Task goal = Locate the line bearing "Write a Python" in the material below, then reproduce it and each following line up to and including the line bearing "return (B - y) / (B - T)".

Listed records =
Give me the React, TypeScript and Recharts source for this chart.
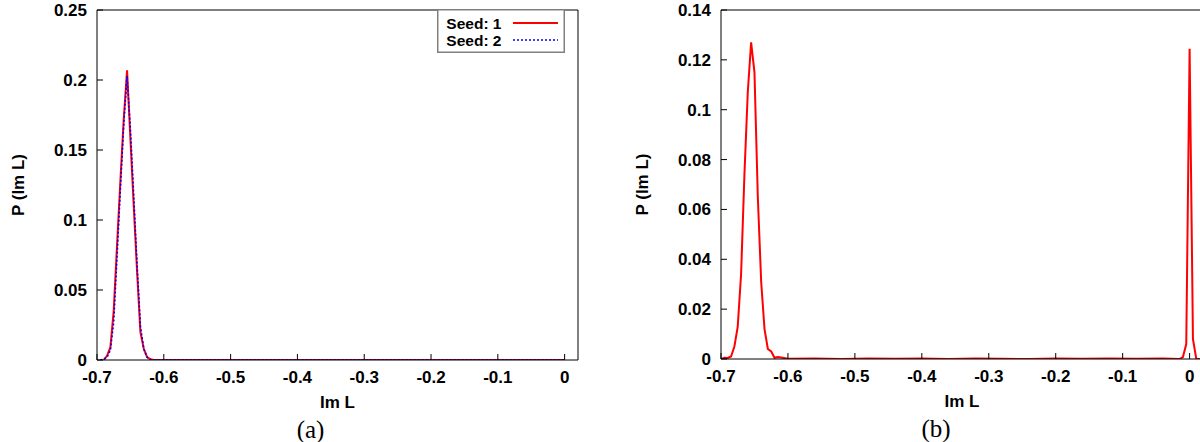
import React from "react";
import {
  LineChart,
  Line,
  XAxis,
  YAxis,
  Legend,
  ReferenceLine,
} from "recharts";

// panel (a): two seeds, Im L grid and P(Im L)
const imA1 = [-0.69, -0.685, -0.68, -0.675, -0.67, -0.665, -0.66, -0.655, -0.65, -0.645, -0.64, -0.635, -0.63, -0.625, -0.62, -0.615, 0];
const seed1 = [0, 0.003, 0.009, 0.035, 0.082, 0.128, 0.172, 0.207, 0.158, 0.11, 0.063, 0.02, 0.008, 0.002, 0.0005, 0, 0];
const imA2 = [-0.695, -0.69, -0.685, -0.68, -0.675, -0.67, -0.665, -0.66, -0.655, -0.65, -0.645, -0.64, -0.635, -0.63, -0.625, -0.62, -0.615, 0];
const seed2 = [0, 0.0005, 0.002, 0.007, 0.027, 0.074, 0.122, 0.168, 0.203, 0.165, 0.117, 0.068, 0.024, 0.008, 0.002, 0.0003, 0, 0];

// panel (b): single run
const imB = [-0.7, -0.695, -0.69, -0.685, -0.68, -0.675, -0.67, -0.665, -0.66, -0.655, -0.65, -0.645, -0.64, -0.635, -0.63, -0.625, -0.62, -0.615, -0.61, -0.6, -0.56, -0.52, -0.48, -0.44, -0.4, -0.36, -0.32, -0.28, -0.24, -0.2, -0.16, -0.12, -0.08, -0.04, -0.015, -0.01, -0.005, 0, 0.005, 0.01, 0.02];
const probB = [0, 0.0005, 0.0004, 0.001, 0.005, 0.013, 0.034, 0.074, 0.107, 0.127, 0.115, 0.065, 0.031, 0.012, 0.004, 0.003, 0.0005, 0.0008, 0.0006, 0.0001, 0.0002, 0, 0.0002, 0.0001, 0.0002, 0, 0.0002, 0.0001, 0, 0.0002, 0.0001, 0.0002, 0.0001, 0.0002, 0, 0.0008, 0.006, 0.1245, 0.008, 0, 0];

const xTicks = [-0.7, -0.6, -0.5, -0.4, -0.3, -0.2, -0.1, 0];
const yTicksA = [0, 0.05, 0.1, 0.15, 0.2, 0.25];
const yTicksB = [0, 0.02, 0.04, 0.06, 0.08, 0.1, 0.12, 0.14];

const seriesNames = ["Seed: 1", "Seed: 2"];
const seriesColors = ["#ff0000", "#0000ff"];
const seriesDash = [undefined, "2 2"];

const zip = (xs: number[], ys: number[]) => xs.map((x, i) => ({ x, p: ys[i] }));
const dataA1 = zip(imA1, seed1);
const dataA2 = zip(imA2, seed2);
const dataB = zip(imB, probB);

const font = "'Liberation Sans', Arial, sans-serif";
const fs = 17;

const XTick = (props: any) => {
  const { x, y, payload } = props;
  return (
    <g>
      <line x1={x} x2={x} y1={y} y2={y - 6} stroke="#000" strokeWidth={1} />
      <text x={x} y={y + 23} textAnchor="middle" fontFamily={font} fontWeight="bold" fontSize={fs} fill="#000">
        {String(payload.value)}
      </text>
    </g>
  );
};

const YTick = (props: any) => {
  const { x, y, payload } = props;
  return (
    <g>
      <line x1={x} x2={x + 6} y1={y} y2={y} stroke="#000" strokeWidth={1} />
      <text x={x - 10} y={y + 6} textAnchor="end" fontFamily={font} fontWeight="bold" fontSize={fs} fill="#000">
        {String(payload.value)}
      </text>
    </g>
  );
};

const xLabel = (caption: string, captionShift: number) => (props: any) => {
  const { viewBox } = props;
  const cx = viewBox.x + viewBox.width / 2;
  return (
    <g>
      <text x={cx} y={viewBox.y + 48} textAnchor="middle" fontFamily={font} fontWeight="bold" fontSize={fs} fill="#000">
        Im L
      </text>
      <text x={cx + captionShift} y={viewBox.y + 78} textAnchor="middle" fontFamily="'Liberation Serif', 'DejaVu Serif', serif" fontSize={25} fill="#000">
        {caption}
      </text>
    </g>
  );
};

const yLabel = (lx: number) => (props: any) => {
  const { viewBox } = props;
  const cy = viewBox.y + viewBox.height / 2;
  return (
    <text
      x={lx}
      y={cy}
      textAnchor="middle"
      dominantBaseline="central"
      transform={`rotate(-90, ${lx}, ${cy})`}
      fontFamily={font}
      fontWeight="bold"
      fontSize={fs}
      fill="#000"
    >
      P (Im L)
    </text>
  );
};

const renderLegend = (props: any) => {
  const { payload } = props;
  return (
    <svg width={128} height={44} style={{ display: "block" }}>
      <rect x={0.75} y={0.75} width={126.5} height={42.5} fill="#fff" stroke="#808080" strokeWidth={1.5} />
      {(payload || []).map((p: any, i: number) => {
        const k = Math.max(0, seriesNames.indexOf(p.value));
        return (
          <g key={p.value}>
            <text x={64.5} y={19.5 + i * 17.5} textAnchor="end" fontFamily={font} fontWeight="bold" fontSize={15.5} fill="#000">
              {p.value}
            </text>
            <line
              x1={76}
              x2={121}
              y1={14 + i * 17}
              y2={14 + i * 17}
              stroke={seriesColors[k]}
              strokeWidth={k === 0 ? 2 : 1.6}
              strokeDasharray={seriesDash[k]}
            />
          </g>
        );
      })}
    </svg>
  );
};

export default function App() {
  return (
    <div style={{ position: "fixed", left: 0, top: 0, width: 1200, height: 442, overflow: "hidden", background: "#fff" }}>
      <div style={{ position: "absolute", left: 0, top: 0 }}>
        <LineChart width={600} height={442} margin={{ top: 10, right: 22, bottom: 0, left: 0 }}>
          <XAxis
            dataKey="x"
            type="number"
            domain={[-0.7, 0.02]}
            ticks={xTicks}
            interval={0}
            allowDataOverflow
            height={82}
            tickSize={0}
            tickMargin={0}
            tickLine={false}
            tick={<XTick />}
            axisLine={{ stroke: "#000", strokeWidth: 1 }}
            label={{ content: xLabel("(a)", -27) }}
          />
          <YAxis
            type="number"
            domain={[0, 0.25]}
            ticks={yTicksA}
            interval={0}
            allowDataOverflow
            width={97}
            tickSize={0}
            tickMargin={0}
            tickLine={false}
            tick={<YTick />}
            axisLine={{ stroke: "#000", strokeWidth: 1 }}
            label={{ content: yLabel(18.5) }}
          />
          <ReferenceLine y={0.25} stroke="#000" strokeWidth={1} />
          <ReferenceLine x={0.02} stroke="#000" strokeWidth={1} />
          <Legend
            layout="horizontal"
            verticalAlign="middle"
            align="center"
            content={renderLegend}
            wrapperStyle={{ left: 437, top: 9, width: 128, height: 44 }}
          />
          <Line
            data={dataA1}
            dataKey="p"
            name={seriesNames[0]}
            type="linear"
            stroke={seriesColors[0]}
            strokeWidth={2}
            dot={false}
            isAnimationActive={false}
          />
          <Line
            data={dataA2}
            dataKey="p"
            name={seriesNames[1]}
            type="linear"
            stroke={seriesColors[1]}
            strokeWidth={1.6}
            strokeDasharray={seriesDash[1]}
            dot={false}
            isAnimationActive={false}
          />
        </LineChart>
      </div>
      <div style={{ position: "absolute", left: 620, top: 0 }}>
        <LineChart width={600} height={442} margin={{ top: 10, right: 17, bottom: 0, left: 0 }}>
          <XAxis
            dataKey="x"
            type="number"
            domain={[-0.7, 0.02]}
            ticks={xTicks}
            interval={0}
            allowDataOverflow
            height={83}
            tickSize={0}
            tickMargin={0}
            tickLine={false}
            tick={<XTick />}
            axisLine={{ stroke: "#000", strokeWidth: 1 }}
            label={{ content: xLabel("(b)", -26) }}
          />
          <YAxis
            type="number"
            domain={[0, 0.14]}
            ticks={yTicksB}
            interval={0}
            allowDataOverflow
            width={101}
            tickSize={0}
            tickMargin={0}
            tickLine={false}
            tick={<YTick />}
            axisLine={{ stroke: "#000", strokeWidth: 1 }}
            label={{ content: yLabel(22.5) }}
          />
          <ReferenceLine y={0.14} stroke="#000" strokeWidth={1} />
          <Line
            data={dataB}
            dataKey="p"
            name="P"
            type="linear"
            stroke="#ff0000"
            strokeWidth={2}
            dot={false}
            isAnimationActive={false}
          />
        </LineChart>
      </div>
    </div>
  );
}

---

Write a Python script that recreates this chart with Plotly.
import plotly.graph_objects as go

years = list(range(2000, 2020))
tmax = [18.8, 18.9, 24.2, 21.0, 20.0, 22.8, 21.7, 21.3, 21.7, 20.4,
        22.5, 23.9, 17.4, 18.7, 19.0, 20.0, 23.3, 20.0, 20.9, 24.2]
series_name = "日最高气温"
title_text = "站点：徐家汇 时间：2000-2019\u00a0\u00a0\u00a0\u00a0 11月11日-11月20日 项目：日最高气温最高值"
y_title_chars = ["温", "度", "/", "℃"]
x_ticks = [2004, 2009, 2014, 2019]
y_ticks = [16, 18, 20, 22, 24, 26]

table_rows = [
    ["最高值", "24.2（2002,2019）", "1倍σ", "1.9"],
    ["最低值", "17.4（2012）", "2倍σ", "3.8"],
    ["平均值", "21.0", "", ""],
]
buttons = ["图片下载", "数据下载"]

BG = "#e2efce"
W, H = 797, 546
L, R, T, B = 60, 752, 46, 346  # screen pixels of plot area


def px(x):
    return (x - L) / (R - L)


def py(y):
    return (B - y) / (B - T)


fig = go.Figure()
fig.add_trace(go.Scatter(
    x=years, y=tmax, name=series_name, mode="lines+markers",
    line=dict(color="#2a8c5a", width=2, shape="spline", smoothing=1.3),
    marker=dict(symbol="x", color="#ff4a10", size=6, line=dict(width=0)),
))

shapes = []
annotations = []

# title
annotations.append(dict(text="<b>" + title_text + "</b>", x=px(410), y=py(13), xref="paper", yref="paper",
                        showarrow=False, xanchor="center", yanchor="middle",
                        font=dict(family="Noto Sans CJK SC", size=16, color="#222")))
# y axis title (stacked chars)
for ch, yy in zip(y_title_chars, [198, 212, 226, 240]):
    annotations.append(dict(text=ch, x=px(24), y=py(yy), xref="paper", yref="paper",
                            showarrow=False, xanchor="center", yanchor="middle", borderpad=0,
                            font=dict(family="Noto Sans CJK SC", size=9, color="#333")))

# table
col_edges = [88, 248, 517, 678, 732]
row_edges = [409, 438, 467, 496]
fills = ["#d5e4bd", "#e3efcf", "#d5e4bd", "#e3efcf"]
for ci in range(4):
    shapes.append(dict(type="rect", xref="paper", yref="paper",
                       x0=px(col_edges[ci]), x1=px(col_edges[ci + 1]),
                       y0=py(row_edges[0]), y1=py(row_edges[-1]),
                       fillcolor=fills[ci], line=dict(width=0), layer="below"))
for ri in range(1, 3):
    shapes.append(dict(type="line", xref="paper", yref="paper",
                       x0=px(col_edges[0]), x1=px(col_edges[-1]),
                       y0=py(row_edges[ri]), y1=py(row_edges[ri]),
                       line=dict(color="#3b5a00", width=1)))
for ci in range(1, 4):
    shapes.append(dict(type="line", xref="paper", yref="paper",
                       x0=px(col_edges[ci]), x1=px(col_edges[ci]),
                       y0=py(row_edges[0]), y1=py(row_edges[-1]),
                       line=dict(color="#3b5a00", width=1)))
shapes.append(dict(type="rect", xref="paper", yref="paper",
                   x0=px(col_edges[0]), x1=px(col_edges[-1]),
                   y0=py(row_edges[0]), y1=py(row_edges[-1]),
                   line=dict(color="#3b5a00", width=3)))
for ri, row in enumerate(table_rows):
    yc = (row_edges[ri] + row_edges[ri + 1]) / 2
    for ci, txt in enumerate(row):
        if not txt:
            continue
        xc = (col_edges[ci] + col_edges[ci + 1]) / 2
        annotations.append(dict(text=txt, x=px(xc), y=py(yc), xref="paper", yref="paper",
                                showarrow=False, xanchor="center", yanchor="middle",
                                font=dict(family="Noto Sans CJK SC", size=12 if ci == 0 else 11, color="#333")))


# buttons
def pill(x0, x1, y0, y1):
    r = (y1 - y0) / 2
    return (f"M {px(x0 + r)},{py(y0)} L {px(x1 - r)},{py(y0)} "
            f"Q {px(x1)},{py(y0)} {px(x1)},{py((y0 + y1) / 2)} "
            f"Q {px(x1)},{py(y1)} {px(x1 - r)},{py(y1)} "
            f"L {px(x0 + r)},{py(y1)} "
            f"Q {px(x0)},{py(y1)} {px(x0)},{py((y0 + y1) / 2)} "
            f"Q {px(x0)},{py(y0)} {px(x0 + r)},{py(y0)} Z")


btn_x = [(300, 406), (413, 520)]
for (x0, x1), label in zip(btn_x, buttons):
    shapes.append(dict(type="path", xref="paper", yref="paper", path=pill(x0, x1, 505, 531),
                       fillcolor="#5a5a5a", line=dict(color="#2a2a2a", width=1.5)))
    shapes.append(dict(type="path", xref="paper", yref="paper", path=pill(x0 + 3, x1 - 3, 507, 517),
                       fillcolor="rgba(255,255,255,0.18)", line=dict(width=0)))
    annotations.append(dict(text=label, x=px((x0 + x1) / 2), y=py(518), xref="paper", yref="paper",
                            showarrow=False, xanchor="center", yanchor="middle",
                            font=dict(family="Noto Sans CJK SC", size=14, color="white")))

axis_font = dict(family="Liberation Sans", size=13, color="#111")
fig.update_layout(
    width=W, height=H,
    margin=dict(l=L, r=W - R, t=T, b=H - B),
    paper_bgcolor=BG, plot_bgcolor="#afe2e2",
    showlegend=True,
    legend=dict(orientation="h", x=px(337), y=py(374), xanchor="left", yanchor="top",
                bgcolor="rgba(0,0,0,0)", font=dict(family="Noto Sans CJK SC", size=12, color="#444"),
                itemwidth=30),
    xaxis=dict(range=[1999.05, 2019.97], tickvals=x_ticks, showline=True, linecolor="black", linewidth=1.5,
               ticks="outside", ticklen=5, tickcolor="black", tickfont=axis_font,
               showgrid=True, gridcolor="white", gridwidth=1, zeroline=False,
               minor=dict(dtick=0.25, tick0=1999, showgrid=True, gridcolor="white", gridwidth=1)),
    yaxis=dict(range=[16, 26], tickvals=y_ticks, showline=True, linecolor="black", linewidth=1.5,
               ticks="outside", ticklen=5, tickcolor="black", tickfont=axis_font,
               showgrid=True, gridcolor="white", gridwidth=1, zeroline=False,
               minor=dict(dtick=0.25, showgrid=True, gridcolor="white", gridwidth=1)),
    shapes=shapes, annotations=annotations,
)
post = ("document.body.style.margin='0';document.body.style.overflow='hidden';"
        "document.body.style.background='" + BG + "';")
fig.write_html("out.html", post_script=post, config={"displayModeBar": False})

Answer to this problem =
Write a Python script that recreates this chart with Plotly.
import plotly.graph_objects as go

years = list(range(2000, 2020))
tmax = [18.8, 18.9, 24.2, 21.0, 20.0, 22.8, 21.7, 21.3, 21.7, 20.4,
        22.5, 23.9, 17.4, 18.7, 19.0, 20.0, 23.3, 20.0, 20.9, 24.2]
series_name = "日最高气温"
title_text = "站点：徐家汇 时间：2000-2019\u00a0\u00a0\u00a0\u00a0 11月11日-11月20日 项目：日最高气温最高值"
y_title_chars = ["温", "度", "/", "℃"]
x_ticks = [2004, 2009, 2014, 2019]
y_ticks = [16, 18, 20, 22, 24, 26]

table_rows = [
    ["最高值", "24.2（2002,2019）", "1倍σ", "1.9"],
    ["最低值", "17.4（2012）", "2倍σ", "3.8"],
    ["平均值", "21.0", "", ""],
]
buttons = ["图片下载", "数据下载"]

BG = "#e2efce"
W, H = 797, 546
L, R, T, B = 60, 752, 46, 346  # screen pixels of plot area


def px(x):
    return (x - L) / (R - L)


def py(y):
    return (B - y) / (B - T)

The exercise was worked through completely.